▶ [DATA FOR THE TASK]
**********

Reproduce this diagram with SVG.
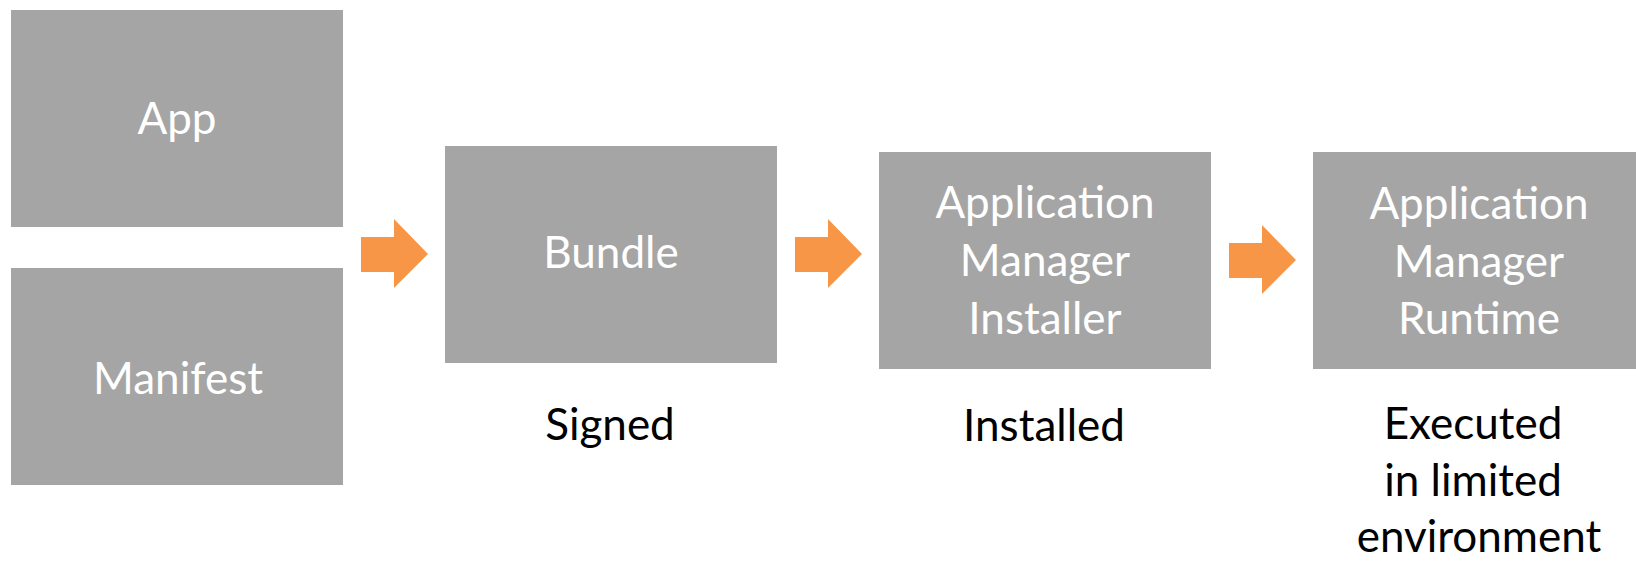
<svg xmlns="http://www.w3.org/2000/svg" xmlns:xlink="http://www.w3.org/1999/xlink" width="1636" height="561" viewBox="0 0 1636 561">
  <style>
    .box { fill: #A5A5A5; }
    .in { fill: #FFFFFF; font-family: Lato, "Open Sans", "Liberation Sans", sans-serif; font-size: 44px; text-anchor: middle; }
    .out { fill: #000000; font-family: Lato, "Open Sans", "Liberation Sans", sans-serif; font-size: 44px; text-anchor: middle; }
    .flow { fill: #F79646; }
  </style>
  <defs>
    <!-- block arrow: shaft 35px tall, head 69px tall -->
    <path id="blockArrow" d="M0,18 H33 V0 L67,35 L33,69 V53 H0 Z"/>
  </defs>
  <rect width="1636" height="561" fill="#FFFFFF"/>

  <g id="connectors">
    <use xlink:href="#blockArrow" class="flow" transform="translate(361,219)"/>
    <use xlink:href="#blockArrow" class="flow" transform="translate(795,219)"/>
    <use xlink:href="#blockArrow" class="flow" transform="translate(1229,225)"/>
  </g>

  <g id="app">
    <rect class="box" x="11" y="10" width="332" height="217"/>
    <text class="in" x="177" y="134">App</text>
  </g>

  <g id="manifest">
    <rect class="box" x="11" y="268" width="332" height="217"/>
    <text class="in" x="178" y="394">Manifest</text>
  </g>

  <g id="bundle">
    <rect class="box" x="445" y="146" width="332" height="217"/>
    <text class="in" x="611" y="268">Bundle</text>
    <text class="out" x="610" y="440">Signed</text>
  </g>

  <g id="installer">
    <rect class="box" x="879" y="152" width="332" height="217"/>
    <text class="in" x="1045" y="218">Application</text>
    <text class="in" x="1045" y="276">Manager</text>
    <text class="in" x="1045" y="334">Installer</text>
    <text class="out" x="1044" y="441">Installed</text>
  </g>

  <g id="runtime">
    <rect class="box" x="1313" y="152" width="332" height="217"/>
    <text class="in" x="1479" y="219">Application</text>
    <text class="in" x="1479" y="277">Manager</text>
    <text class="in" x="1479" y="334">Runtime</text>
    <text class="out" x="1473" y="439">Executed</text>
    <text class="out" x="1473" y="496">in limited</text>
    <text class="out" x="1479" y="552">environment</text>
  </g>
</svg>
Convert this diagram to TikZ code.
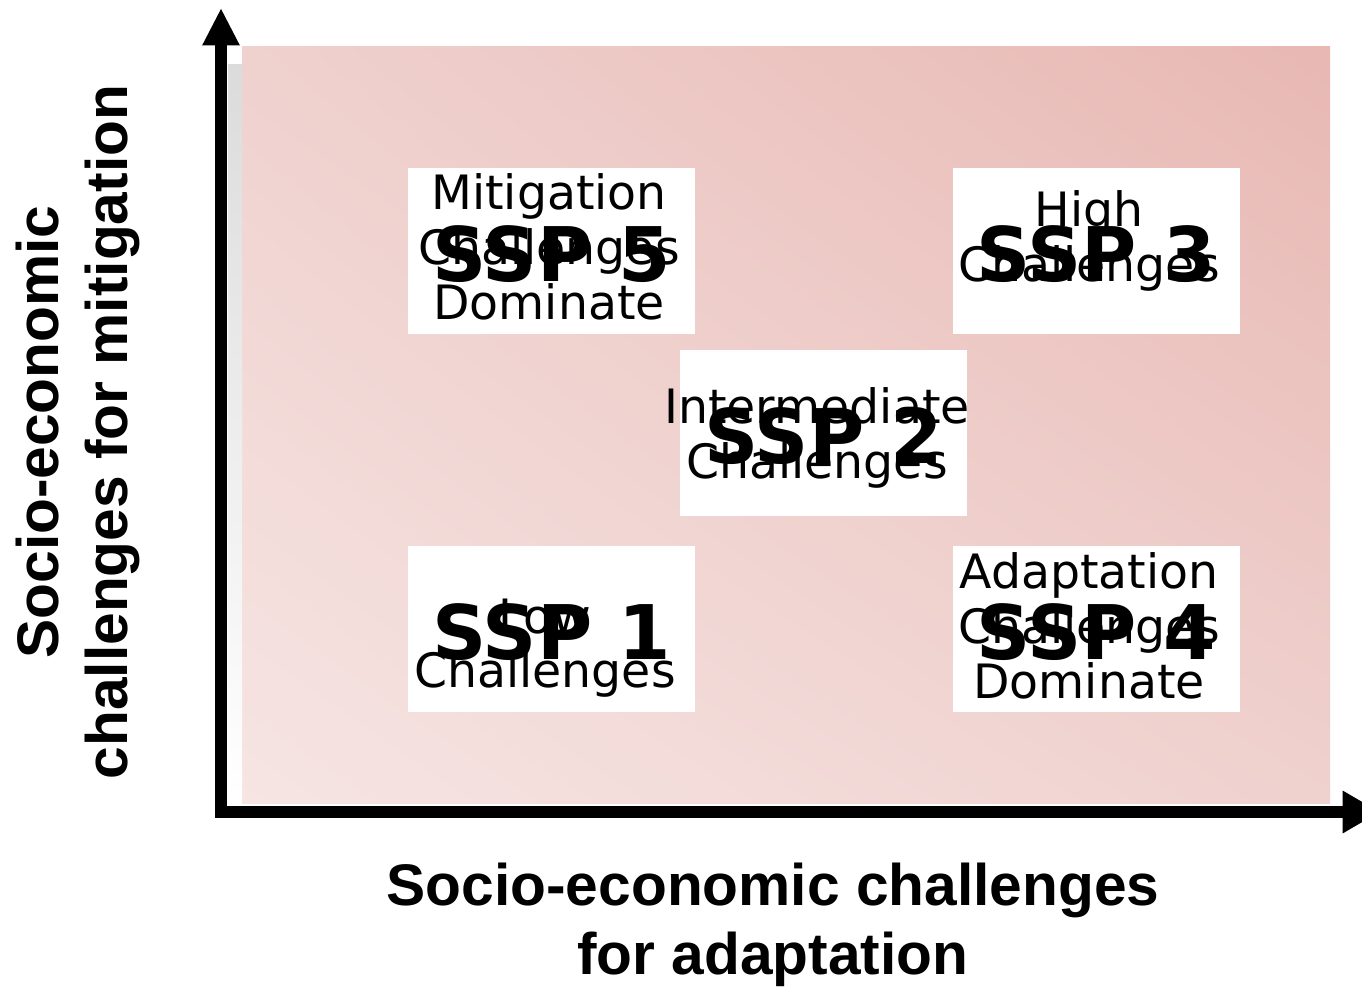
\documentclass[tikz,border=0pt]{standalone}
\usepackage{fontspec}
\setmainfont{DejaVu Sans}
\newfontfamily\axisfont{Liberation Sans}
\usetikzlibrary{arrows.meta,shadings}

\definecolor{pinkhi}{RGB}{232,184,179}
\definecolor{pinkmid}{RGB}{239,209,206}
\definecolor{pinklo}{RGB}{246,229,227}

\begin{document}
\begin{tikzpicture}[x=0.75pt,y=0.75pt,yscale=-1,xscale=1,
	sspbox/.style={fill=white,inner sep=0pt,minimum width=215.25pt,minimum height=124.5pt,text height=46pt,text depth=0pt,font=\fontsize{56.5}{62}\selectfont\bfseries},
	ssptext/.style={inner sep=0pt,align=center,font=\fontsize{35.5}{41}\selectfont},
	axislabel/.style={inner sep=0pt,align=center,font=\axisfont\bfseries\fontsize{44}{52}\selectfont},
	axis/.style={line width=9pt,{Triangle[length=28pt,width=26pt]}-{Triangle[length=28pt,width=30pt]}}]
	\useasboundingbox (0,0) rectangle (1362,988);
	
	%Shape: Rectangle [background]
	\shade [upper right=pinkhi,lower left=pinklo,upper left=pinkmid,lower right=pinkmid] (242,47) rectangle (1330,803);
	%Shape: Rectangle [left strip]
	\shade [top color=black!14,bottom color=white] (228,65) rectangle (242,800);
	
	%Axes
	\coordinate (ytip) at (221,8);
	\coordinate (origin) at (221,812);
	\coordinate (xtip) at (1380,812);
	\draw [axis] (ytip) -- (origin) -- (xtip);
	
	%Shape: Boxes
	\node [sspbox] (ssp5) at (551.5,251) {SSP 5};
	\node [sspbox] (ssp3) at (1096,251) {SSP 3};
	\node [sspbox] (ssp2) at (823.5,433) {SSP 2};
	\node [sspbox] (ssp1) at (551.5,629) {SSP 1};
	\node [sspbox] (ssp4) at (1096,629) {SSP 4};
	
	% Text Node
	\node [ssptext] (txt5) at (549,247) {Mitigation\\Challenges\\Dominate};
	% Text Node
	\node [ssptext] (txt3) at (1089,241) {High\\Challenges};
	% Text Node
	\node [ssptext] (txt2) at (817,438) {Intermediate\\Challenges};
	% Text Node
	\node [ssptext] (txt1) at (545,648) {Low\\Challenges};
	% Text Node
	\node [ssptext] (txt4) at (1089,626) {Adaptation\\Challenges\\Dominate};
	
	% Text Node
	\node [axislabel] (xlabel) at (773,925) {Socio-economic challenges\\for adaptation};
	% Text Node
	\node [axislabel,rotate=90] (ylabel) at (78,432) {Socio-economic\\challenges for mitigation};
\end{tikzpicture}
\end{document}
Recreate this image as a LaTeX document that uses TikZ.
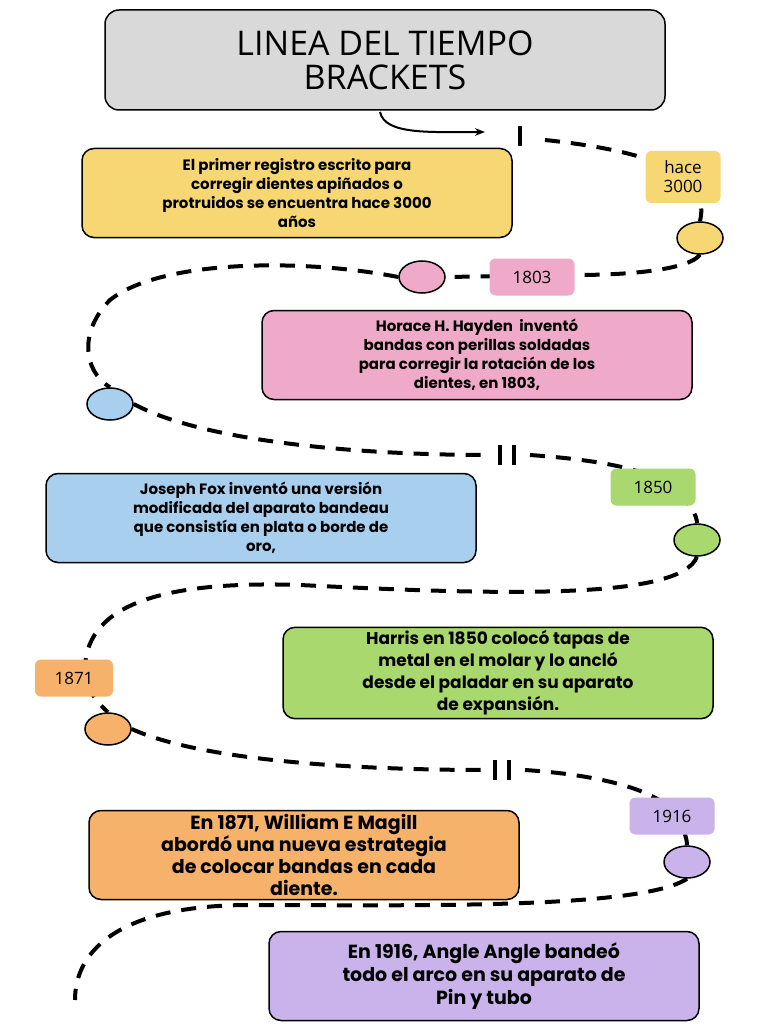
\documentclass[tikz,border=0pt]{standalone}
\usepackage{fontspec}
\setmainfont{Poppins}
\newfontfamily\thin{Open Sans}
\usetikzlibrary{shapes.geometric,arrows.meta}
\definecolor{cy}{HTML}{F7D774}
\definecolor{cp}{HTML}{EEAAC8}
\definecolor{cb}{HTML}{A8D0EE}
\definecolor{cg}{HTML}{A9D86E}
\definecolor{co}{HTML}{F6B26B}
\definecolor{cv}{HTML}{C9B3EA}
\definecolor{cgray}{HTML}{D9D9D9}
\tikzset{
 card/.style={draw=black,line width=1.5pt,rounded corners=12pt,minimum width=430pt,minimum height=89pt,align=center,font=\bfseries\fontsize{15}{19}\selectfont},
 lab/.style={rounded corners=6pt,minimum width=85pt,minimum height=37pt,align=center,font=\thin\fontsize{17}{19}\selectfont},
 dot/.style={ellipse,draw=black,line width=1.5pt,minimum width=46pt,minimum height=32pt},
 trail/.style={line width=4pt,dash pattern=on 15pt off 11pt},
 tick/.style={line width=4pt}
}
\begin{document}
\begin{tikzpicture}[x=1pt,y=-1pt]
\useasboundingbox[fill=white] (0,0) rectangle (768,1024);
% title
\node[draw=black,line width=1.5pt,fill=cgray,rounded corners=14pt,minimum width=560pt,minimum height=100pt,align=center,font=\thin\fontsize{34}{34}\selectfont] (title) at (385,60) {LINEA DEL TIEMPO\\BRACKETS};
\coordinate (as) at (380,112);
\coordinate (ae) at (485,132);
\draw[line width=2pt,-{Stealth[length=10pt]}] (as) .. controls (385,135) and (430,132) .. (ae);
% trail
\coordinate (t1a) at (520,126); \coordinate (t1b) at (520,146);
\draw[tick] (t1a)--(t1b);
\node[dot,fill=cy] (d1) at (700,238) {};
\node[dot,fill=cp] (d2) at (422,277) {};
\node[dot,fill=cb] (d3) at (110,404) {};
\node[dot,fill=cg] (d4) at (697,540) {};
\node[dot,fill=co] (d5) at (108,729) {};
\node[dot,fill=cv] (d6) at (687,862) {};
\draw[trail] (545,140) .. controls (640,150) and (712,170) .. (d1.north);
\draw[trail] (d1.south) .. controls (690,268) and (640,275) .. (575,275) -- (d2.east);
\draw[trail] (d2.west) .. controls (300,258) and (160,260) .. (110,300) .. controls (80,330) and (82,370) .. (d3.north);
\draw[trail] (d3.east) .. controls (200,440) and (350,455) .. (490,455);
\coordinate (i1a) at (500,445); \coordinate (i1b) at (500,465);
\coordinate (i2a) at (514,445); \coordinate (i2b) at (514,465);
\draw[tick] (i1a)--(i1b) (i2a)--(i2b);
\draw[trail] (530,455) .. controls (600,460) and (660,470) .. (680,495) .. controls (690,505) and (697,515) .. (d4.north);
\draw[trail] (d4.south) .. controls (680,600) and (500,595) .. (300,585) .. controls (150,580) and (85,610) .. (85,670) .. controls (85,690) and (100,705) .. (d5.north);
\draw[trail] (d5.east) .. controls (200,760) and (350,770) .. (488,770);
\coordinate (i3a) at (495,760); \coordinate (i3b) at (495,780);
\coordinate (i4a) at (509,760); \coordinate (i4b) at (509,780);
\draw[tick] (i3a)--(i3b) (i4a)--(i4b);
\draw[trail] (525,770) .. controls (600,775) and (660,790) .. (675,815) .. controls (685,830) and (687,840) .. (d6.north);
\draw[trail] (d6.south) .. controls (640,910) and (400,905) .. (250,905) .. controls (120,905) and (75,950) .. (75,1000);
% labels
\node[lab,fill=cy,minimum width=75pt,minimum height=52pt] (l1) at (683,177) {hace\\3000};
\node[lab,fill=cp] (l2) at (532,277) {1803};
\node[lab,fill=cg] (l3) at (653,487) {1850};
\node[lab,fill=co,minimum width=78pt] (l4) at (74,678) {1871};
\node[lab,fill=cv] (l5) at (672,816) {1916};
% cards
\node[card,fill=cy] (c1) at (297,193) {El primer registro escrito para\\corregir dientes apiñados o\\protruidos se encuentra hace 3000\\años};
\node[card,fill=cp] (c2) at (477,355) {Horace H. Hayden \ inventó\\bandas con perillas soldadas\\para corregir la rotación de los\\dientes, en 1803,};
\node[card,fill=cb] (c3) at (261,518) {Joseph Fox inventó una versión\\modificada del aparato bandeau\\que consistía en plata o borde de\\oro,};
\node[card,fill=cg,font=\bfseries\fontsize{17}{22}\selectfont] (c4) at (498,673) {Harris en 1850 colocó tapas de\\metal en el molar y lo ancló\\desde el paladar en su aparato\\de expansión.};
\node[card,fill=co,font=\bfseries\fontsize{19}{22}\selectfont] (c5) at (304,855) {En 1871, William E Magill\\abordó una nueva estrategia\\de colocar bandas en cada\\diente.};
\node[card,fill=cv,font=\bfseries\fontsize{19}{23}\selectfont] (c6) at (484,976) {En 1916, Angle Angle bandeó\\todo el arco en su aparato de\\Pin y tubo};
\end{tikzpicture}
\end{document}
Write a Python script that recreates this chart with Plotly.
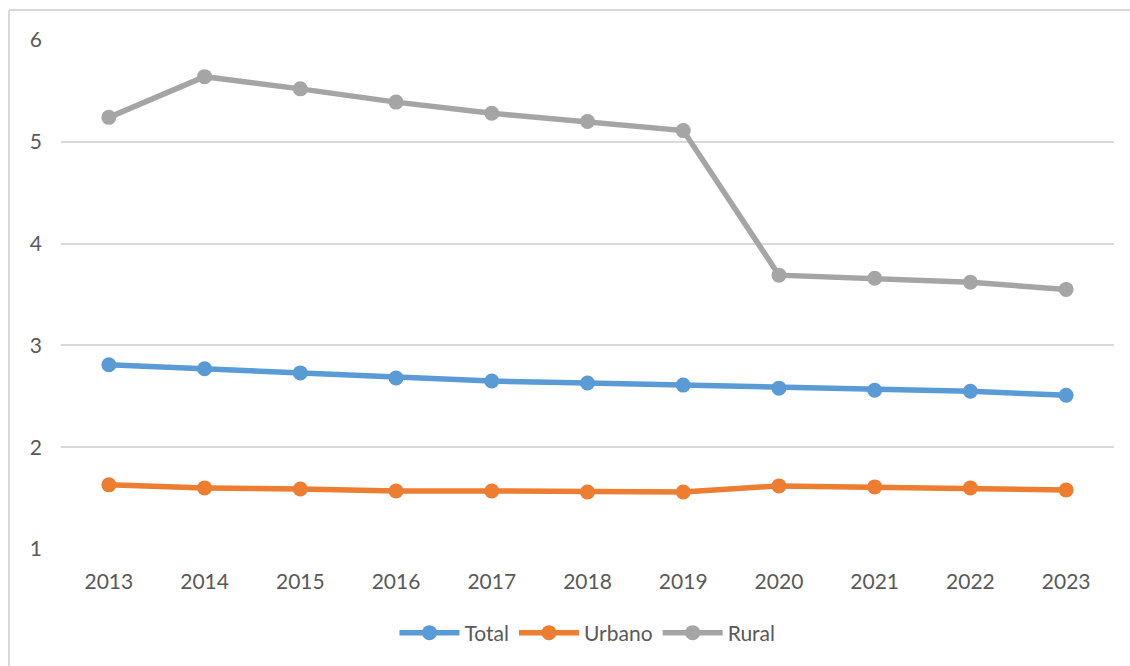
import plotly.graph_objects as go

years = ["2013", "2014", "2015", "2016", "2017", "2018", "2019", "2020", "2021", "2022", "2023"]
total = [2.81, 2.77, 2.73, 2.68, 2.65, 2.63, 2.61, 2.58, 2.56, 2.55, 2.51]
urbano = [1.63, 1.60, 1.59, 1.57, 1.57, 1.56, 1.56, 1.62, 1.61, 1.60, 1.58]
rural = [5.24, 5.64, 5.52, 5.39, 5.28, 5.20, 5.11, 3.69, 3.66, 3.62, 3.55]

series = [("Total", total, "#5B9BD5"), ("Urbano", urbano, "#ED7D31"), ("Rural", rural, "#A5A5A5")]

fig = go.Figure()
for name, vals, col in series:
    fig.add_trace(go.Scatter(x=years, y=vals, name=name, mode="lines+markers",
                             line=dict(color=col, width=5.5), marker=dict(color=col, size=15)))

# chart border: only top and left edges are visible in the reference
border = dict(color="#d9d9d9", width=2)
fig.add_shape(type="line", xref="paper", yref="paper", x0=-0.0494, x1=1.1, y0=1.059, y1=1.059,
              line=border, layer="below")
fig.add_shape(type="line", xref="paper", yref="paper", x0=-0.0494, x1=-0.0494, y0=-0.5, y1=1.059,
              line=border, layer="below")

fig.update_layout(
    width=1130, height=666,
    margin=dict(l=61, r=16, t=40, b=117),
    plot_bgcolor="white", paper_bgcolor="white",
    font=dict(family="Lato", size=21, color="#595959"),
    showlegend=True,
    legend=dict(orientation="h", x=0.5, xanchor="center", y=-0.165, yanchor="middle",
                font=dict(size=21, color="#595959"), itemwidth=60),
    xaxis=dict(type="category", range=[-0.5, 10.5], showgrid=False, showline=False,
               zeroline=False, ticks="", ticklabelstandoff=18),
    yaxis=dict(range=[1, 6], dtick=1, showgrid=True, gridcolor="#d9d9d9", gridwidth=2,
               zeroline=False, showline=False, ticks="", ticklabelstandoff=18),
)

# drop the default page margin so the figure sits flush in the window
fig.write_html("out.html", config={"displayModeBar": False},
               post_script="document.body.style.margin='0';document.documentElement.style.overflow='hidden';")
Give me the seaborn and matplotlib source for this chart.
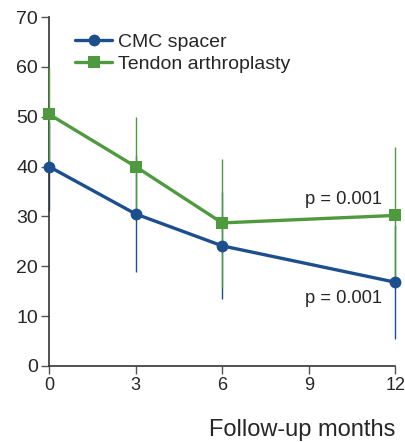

**********

▶ [DIRECTION]
Go through the material above and count the lines that contain "this"; answer with the number alone.

▶ [THE REPLY]
5